Tutti o quasi tutti abbiamo visto l’assalto al Campidoglio di dimostranti incitati appena prima da Donald Trump. Sappiamo come è andata a finire.
Cinque morti.
Cinque vite da vivere finite sul marmo bianco di una morgue di Washington D.C.
Ma come si erano trovati lì tutti così convinti tutti così motivati?
Beh, semplice.
È bastato un tam tam social dei followers (un tempo si sarebbe detto sostenitori) di Donald Trump, che da mesi reclamava brogli alle elezioni. Ogni giorno più volte al giorno.
E dove? Ovviamente sui social.
Facebook e Istagram colossi della comunicazione che fanno capo a Mark Zuckerberg, che dal loro uso ottiene ricavi miliardari in dollari, così come Twitter fa capo a Jack Dorsey.
Tutte piattaforme con regole assolutamente condivisibili, ma che raramente sono fatte osservare quando davvero servirebbe se è vero come è vero che gli hate speeches, i discorsi d’odio e non solo, sono sempre più diffusi e oggetto di diffusione esponenziale.
Ma, debbo dirlo, spesso le testate che postano sui medesimi social sembrano rinforzare e acutizzare l’aggressività naturale di ciascun utente (nel numero ormai di miliardi) in un pericoloso gioco alla “ciccio mi tocca, toccami ciccio” .
Ogni visualizzazione è denaro in più in raccolta pubblicitaria et pecunia non olet, si sa.
Ma il meccanismo ha ora mirato al cuore della democrazia più grande del mondo e anche Zuck si è spaventato.
Chiusi tutti gli account di Trump.
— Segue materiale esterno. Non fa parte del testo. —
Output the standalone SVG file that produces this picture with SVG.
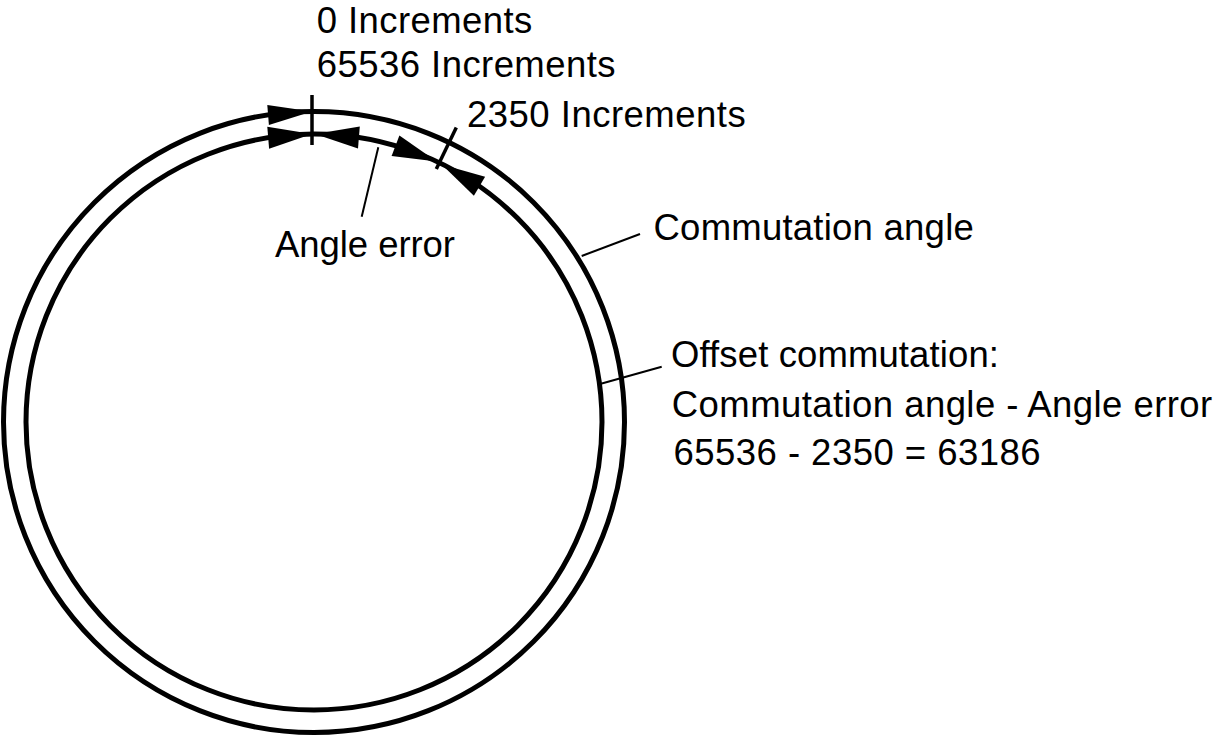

In un battibaleno.
E legittimamente.
A casa sua Zuck fa quel che vuole.
Ma il problema, a parer di chi scrive, non è il messaggero né il messaggio, ma lo strumento che elimina ogni filtro tra i cittadini e il politico, che a prescindere dalle proprie abilità e conoscenze fa centro solo quando diventa personaggio.
Quanti hanno costruito la propria fortuna su questa disintermediazione?
Epperò.
Come hanno mostrato i gravissimi accadimenti nella capitale americana i filtri comunicativi, che sono cose ben diverse dalla censura, invece servono.
Drenano. Raffreddano animi incandescenti.
Impediscono l’autolesionismo.
E in passato hanno impedito o rallentato deflagrazioni sociali anche peggiori di quella di Capitol Hill.
Eggià. Per occuparsi del bene comune bisogna avere idee saperle attuare e saperle comunicare.
Ma tutto ciò attraverso opportune mediazioni, che siano garanzia di riflessione e temperanza, oltre che di pluralismo.
Sempre attuale dunque l’insegnamento di Seneca nelle lettere a Lucilio. La cultura è come una riflessione intima: nessuno si mette a riflettere in mezzo alla piazza.
Neanche virtuale, aggiungo io.
Dal che l’unico disinnesco di questa tragica deriva io la vedo nello studio dei giovani.
E nel sacrificio degli insegnanti.
Due categorie così neglette eppure così indispensabili alla società tutta.
Pensateci.
Anche quando commenterete questo articolo una volta che sarà divenuto post.